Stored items
* BEGIN *

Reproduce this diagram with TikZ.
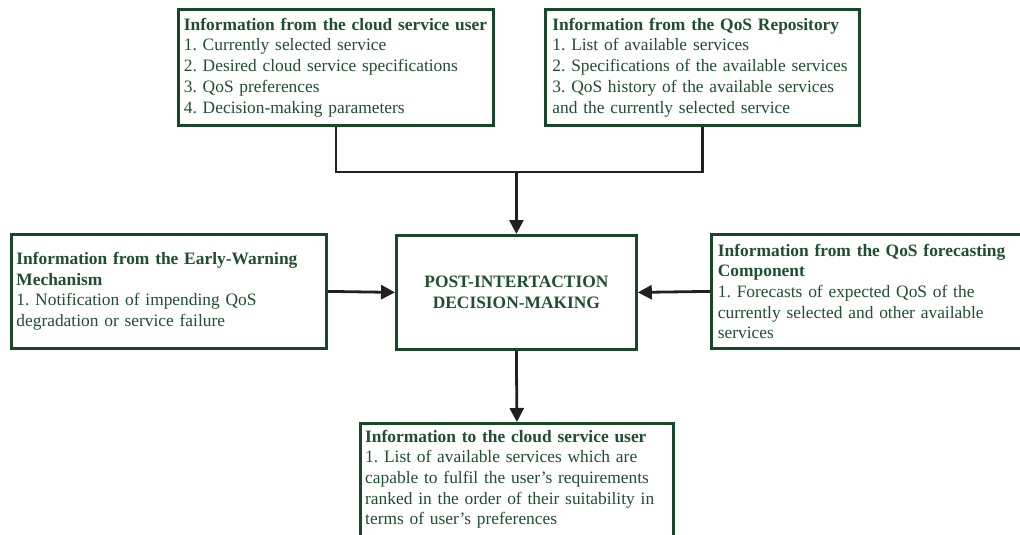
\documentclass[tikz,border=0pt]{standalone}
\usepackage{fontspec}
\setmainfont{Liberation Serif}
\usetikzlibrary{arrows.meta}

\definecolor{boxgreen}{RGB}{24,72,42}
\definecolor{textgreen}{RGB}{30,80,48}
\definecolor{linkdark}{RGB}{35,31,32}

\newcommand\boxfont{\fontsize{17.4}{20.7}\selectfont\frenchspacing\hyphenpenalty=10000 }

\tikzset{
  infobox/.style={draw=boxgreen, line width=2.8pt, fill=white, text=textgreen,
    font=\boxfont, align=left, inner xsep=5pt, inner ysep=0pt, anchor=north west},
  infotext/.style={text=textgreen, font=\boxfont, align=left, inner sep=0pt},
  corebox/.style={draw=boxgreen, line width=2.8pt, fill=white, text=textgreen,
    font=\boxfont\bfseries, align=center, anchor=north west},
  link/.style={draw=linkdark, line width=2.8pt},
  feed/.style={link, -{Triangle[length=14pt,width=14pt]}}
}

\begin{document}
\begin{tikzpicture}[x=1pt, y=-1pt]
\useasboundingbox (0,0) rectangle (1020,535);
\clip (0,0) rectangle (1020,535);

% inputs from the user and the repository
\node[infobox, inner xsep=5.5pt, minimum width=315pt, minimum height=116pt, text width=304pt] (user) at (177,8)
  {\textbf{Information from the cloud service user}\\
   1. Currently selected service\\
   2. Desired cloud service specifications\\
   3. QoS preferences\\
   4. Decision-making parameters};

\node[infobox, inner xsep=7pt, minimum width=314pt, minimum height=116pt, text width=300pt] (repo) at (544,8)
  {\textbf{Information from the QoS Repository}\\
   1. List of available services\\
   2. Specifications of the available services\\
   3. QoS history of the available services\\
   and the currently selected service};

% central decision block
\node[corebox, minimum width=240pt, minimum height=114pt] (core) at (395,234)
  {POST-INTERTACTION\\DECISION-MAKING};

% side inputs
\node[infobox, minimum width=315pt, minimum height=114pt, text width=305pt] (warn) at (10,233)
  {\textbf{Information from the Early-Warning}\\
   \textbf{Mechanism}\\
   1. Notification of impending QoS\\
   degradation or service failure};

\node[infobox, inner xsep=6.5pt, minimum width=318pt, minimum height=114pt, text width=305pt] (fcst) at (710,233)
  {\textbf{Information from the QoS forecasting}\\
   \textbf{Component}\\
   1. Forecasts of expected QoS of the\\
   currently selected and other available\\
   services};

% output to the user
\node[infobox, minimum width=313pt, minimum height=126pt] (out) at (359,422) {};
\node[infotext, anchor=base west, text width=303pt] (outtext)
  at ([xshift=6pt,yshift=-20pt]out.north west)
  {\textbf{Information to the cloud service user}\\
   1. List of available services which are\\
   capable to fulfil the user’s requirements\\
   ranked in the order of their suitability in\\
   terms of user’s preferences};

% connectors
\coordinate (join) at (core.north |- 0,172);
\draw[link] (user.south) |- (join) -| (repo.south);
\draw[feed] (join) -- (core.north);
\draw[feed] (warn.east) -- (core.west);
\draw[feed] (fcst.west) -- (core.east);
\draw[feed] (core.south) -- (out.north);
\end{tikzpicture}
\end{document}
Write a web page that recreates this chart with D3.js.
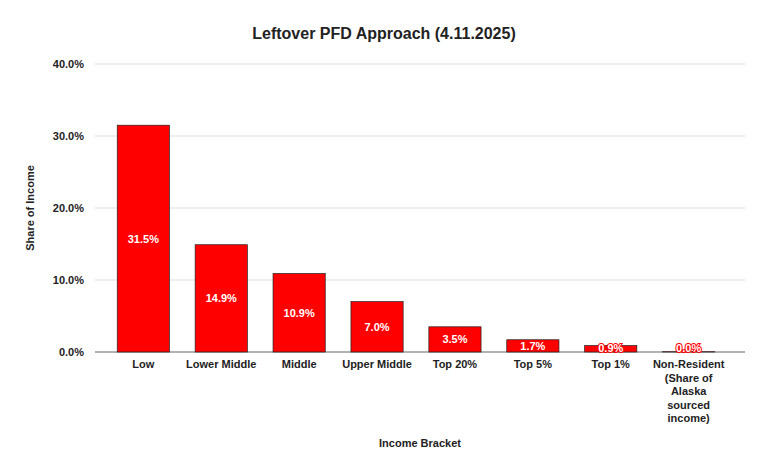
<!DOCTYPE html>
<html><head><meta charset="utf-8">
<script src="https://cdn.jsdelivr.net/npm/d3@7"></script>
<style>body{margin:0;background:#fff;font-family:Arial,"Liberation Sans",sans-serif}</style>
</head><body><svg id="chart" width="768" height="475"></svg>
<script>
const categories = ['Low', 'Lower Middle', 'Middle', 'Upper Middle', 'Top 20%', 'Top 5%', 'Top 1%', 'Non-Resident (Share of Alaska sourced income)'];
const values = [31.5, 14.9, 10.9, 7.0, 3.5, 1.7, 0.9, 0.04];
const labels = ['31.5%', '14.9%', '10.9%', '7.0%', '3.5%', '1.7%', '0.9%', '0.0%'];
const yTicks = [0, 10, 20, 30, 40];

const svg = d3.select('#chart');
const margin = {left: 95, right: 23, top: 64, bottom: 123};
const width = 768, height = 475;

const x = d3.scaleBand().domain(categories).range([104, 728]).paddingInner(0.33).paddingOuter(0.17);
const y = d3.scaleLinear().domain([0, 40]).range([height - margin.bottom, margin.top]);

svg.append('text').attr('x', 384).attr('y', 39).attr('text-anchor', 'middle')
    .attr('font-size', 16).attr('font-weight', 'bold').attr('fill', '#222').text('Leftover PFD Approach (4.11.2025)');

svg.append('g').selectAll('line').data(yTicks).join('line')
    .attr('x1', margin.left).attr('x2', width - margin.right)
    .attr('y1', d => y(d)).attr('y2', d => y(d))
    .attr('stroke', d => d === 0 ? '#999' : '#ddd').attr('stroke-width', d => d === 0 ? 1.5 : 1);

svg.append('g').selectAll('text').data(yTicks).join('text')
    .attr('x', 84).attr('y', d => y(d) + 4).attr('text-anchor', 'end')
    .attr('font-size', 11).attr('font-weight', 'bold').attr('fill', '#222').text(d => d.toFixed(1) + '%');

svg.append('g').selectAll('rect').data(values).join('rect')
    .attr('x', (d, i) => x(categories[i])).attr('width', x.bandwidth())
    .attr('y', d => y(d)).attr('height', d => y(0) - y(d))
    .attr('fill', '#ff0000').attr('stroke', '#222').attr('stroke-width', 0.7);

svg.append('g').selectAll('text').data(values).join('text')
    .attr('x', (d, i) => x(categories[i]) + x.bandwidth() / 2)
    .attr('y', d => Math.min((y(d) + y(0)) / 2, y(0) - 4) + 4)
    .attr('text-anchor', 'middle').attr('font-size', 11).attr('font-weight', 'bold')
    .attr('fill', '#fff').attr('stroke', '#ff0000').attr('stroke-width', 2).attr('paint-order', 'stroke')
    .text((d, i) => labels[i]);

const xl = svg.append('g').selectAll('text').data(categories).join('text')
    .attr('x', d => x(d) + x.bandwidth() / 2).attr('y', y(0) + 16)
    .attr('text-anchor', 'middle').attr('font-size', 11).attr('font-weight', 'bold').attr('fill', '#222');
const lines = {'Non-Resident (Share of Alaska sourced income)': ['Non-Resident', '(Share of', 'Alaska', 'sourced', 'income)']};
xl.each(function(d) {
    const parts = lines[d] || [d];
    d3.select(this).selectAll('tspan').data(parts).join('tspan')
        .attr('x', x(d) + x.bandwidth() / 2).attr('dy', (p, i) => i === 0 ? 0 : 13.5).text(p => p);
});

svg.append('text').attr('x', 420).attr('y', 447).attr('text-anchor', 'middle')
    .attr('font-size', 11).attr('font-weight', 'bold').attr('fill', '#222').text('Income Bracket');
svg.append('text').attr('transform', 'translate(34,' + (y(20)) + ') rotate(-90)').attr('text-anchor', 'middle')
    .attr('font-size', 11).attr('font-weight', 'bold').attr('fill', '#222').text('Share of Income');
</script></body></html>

* END *

_What the exercise asks_.
Repeat the listing in full and exactly. Leave any pictures out.

_Task result_.
Reproduce this diagram with TikZ.
\documentclass[tikz,border=0pt]{standalone}
\usepackage{fontspec}
\setmainfont{Liberation Serif}
\usetikzlibrary{arrows.meta}

\definecolor{boxgreen}{RGB}{24,72,42}
\definecolor{textgreen}{RGB}{30,80,48}
\definecolor{linkdark}{RGB}{35,31,32}

\newcommand\boxfont{\fontsize{17.4}{20.7}\selectfont\frenchspacing\hyphenpenalty=10000 }

\tikzset{
  infobox/.style={draw=boxgreen, line width=2.8pt, fill=white, text=textgreen,
    font=\boxfont, align=left, inner xsep=5pt, inner ysep=0pt, anchor=north west},
  infotext/.style={text=textgreen, font=\boxfont, align=left, inner sep=0pt},
  corebox/.style={draw=boxgreen, line width=2.8pt, fill=white, text=textgreen,
    font=\boxfont\bfseries, align=center, anchor=north west},
  link/.style={draw=linkdark, line width=2.8pt},
  feed/.style={link, -{Triangle[length=14pt,width=14pt]}}
}

\begin{document}
\begin{tikzpicture}[x=1pt, y=-1pt]
\useasboundingbox (0,0) rectangle (1020,535);
\clip (0,0) rectangle (1020,535);

% inputs from the user and the repository
\node[infobox, inner xsep=5.5pt, minimum width=315pt, minimum height=116pt, text width=304pt] (user) at (177,8)
  {\textbf{Information from the cloud service user}\\
   1. Currently selected service\\
   2. Desired cloud service specifications\\
   3. QoS preferences\\
   4. Decision-making parameters};

\node[infobox, inner xsep=7pt, minimum width=314pt, minimum height=116pt, text width=300pt] (repo) at (544,8)
  {\textbf{Information from the QoS Repository}\\
   1. List of available services\\
   2. Specifications of the available services\\
   3. QoS history of the available services\\
   and the currently selected service};

% central decision block
\node[corebox, minimum width=240pt, minimum height=114pt] (core) at (395,234)
  {POST-INTERTACTION\\DECISION-MAKING};

% side inputs
\node[infobox, minimum width=315pt, minimum height=114pt, text width=305pt] (warn) at (10,233)
  {\textbf{Information from the Early-Warning}\\
   \textbf{Mechanism}\\
   1. Notification of impending QoS\\
   degradation or service failure};

\node[infobox, inner xsep=6.5pt, minimum width=318pt, minimum height=114pt, text width=305pt] (fcst) at (710,233)
  {\textbf{Information from the QoS forecasting}\\
   \textbf{Component}\\
   1. Forecasts of expected QoS of the\\
   currently selected and other available\\
   services};

% output to the user
\node[infobox, minimum width=313pt, minimum height=126pt] (out) at (359,422) {};
\node[infotext, anchor=base west, text width=303pt] (outtext)
  at ([xshift=6pt,yshift=-20pt]out.north west)
  {\textbf{Information to the cloud service user}\\
   1. List of available services which are\\
   capable to fulfil the user’s requirements\\
   ranked in the order of their suitability in\\
   terms of user’s preferences};

% connectors
\coordinate (join) at (core.north |- 0,172);
\draw[link] (user.south) |- (join) -| (repo.south);
\draw[feed] (join) -- (core.north);
\draw[feed] (warn.east) -- (core.west);
\draw[feed] (fcst.west) -- (core.east);
\draw[feed] (core.south) -- (out.north);
\end{tikzpicture}
\end{document}
Write a web page that recreates this chart with D3.js.
<!DOCTYPE html>
<html><head><meta charset="utf-8">
<script src="https://cdn.jsdelivr.net/npm/d3@7"></script>
<style>body{margin:0;background:#fff;font-family:Arial,"Liberation Sans",sans-serif}</style>
</head><body><svg id="chart" width="768" height="475"></svg>
<script>
const categories = ['Low', 'Lower Middle', 'Middle', 'Upper Middle', 'Top 20%', 'Top 5%', 'Top 1%', 'Non-Resident (Share of Alaska sourced income)'];
const values = [31.5, 14.9, 10.9, 7.0, 3.5, 1.7, 0.9, 0.04];
const labels = ['31.5%', '14.9%', '10.9%', '7.0%', '3.5%', '1.7%', '0.9%', '0.0%'];
const yTicks = [0, 10, 20, 30, 40];

const svg = d3.select('#chart');
const margin = {left: 95, right: 23, top: 64, bottom: 123};
const width = 768, height = 475;

const x = d3.scaleBand().domain(categories).range([104, 728]).paddingInner(0.33).paddingOuter(0.17);
const y = d3.scaleLinear().domain([0, 40]).range([height - margin.bottom, margin.top]);

svg.append('text').attr('x', 384).attr('y', 39).attr('text-anchor', 'middle')
    .attr('font-size', 16).attr('font-weight', 'bold').attr('fill', '#222').text('Leftover PFD Approach (4.11.2025)');

svg.append('g').selectAll('line').data(yTicks).join('line')
    .attr('x1', margin.left).attr('x2', width - margin.right)
    .attr('y1', d => y(d)).attr('y2', d => y(d))
    .attr('stroke', d => d === 0 ? '#999' : '#ddd').attr('stroke-width', d => d === 0 ? 1.5 : 1);

svg.append('g').selectAll('text').data(yTicks).join('text')
    .attr('x', 84).attr('y', d => y(d) + 4).attr('text-anchor', 'end')
    .attr('font-size', 11).attr('font-weight', 'bold').attr('fill', '#222').text(d => d.toFixed(1) + '%');

svg.append('g').selectAll('rect').data(values).join('rect')
    .attr('x', (d, i) => x(categories[i])).attr('width', x.bandwidth())
    .attr('y', d => y(d)).attr('height', d => y(0) - y(d))
    .attr('fill', '#ff0000').attr('stroke', '#222').attr('stroke-width', 0.7);

svg.append('g').selectAll('text').data(values).join('text')
    .attr('x', (d, i) => x(categories[i]) + x.bandwidth() / 2)
    .attr('y', d => Math.min((y(d) + y(0)) / 2, y(0) - 4) + 4)
    .attr('text-anchor', 'middle').attr('font-size', 11).attr('font-weight', 'bold')
    .attr('fill', '#fff').attr('stroke', '#ff0000').attr('stroke-width', 2).attr('paint-order', 'stroke')
    .text((d, i) => labels[i]);

const xl = svg.append('g').selectAll('text').data(categories).join('text')
    .attr('x', d => x(d) + x.bandwidth() / 2).attr('y', y(0) + 16)
    .attr('text-anchor', 'middle').attr('font-size', 11).attr('font-weight', 'bold').attr('fill', '#222');
const lines = {'Non-Resident (Share of Alaska sourced income)': ['Non-Resident', '(Share of', 'Alaska', 'sourced', 'income)']};
xl.each(function(d) {
    const parts = lines[d] || [d];
    d3.select(this).selectAll('tspan').data(parts).join('tspan')
        .attr('x', x(d) + x.bandwidth() / 2).attr('dy', (p, i) => i === 0 ? 0 : 13.5).text(p => p);
});

svg.append('text').attr('x', 420).attr('y', 447).attr('text-anchor', 'middle')
    .attr('font-size', 11).attr('font-weight', 'bold').attr('fill', '#222').text('Income Bracket');
svg.append('text').attr('transform', 'translate(34,' + (y(20)) + ') rotate(-90)').attr('text-anchor', 'middle')
    .attr('font-size', 11).attr('font-weight', 'bold').attr('fill', '#222').text('Share of Income');
</script></body></html>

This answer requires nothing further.